Libraries are wonderful places and library book sales are temptations impossible to resist -- and so, during a recent trip to Boston and exploration of the historic public library buildings on Boylston Street, I purchased a copy of Living Proof (Florida International University Press, 1985) by Edmund Skellings (1932-2012). Born in Boston and a poet laureate of Florida, Skellings was a pioneer in the application of computers to the arts and humanities. The word "proof" in his title was enough to make me pick up the book and I have relished the opportunity to turn up memories of a long ago graduate course in AI while reading this poem:
Artificial Intelligence by Edmund Skellings
Euclid rolled over in his bones
When Newell & Simon instructed
Their machine to look for new proof
For bisecting the ordinary triangle.
No one at all expected
Except perhaps Newell & Simon
The machine to say something unheard of.
But it did.

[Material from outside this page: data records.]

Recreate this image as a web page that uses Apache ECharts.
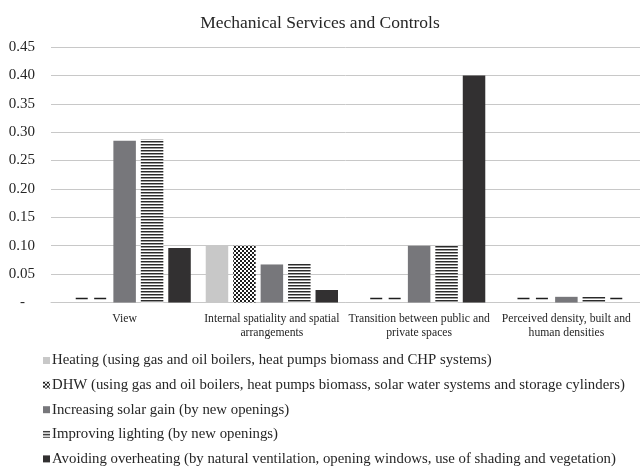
<!DOCTYPE html>
<html>
<head>
<meta charset="utf-8">
<script src="https://cdn.jsdelivr.net/npm/echarts@6/dist/echarts.min.js"></script>
<style>html,body{margin:0;padding:0;background:#fff}#c{width:640px;height:468px}</style>
</head>
<body>
<div id="c"></div>
<script>
const categories = [
  "View",
  "Internal spatiality and spatial\narrangements",
  "Transition between public and\nprivate spaces",
  "Perceived density, built and\nhuman densities"
];
const seriesNames = [
  "Heating (using gas and oil boilers, heat pumps biomass and CHP systems)",
  "DHW (using gas and oil boilers, heat pumps biomass, solar water systems and storage cylinders)",
  "Increasing solar gain (by new openings)",
  "Improving lighting (by new openings)",
  "Avoiding overheating (by natural ventilation, opening windows, use of shading and vegetation)"
];
const heating = [0, 0.10, 0, 0];
const dhw = [0, 0.10, 0, 0];
const solarGain = [0.285, 0.067, 0.10, 0.01];
const lighting = [0.287, 0.068, 0.10, 0.01];
const overheating = [0.096, 0.022, 0.40, 0];
const yTicks = [0, 0.05, 0.10, 0.15, 0.20, 0.25, 0.30, 0.35, 0.40, 0.45];

function makePattern(type) {
  const cv = document.createElement('canvas');
  const ctx = cv.getContext('2d');
  if (type === 'checker') {
    cv.width = 4; cv.height = 4;
    ctx.fillStyle = '#ffffff'; ctx.fillRect(0, 0, 4, 4);
    ctx.fillStyle = '#1e1e1e';
    ctx.fillRect(0, 0, 2, 2); ctx.fillRect(2, 2, 2, 2);
  } else {
    cv.width = 4; cv.height = 3;
    ctx.fillStyle = '#ffffff'; ctx.fillRect(0, 0, 4, 3);
    ctx.fillStyle = '#2a2a2a'; ctx.fillRect(0, 0, 4, 1);
    ctx.fillStyle = '#9a9a9a'; ctx.fillRect(0, 1, 4, 1);
  }
  return { image: cv, repeat: 'repeat' };
}

const FONT = "'Liberation Serif', 'Times New Roman', serif";
const colors = ['#c8c8c8', makePattern('checker'), '#77777b', makePattern('stripes'), '#323031'];
const dataSets = [heating, dhw, solarGain, lighting, overheating];
const dashOffsets = [[12, -4], [3, -4], [0, -4], [0, -4], [-5, -4]];

const chart = echarts.init(document.getElementById('c'), null, { renderer: 'canvas' });
chart.setOption({
  animation: false,
  backgroundColor: '#ffffff',
  title: {
    text: 'Mechanical Services and Controls',
    left: 'center', top: 9,
    textStyle: { fontFamily: FONT, fontSize: 17.5, fontWeight: 'normal', color: '#262626' }
  },
  grid: { left: 51, top: 47, width: 596, height: 255.5, containLabel: false },
  legend: {
    orient: 'vertical', left: 43, top: 353, height: 300, padding: 0,
    icon: 'rect', itemWidth: 7, itemHeight: 7, itemGap: 9.6,
    textStyle: { fontFamily: FONT, fontSize: 14.8, color: '#262626', lineHeight: 14, padding: [0, 0, 0, -3] },
    data: seriesNames
  },
  xAxis: {
    type: 'category', data: categories,
    axisLine: { show: true, lineStyle: { color: '#c8c8c8', width: 1 } },
    axisTick: { show: false },
    axisLabel: { fontFamily: FONT, fontSize: 11.7, color: '#262626', margin: 9, lineHeight: 14, interval: 0 }
  },
  yAxis: {
    type: 'value', min: 0, max: 0.45, interval: 0.05,
    axisLine: { show: false }, axisTick: { show: false },
    splitLine: { lineStyle: { color: '#c8c8c8', width: 1 } },
    axisLabel: {
      fontFamily: FONT, fontSize: 15, color: '#262626', margin: 16,
      formatter: function (v) {
        const t = yTicks.find(x => Math.abs(x - v) < 1e-9);
        if (t === 0) return '{d|-}';
        return (t !== undefined ? t : v).toFixed(2);
      },
      rich: { d: { fontFamily: FONT, fontSize: 15, color: '#262626', padding: [0, 10, 0, 0] } }
    }
  },
  series: seriesNames.map((name, i) => ({
    name: name,
    type: 'bar',
    data: dataSets[i],
    barWidth: 22.5,
    barGap: '22%',
    itemStyle: { color: colors[i] },
    label: {
      show: true, position: 'inside', offset: dashOffsets[i],
      formatter: p => (p.value === 0 ? '{d|}' : ''),
      rich: { d: { width: 12, height: 1.5, backgroundColor: '#1e1e1e' } }
    }
  }))
});
</script>
</body>
</html>
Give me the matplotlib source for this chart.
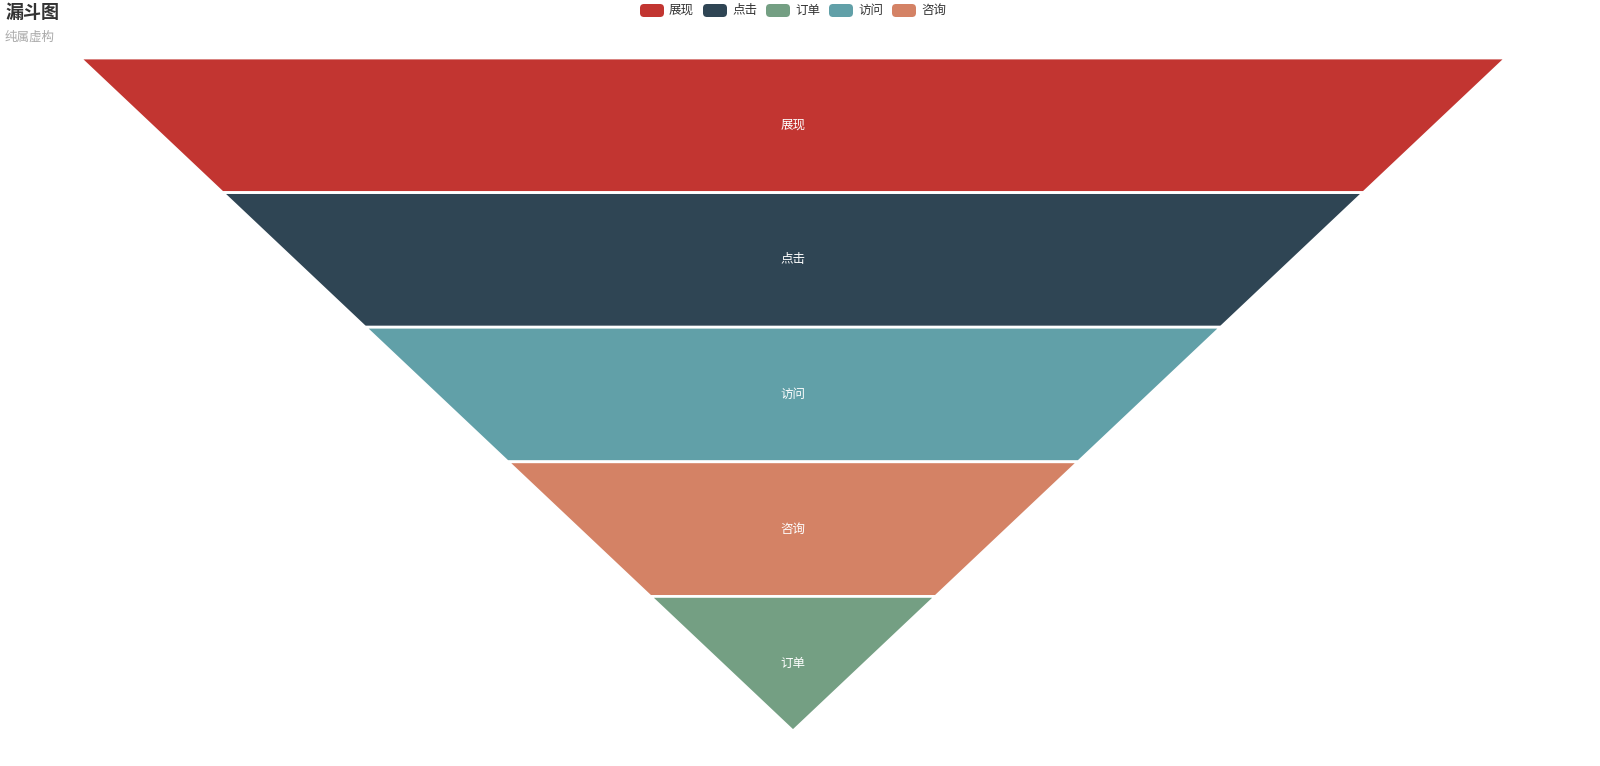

And there
Was the glorious proof, never dreamed
By any mathematician, but
I ask you, Newell & Simon,
How can any imagine that somewhere
Inside a triangle turned
Over, one side as a hinge?
Or was there even a triangle?
Or even a line or a point?
Or even a sharpened formula?
Or even the thought of a shape?
Was there any joy in the crystals?
Any Aha or Eureka?
How sad, Misters Newell & Simon,
That no one awoke in a sweat,
Making inherent coherent,
So the living are left to explain
How an inanimate universe
Can contrive to make itself plain.
Allen Newell (1927–1992) and Herbert Simon (1916-2001) were awarded the Association for Computing Machinery's A.M. Turing Award for their basic contributions to artificial intelligence and the psychology of human cognition.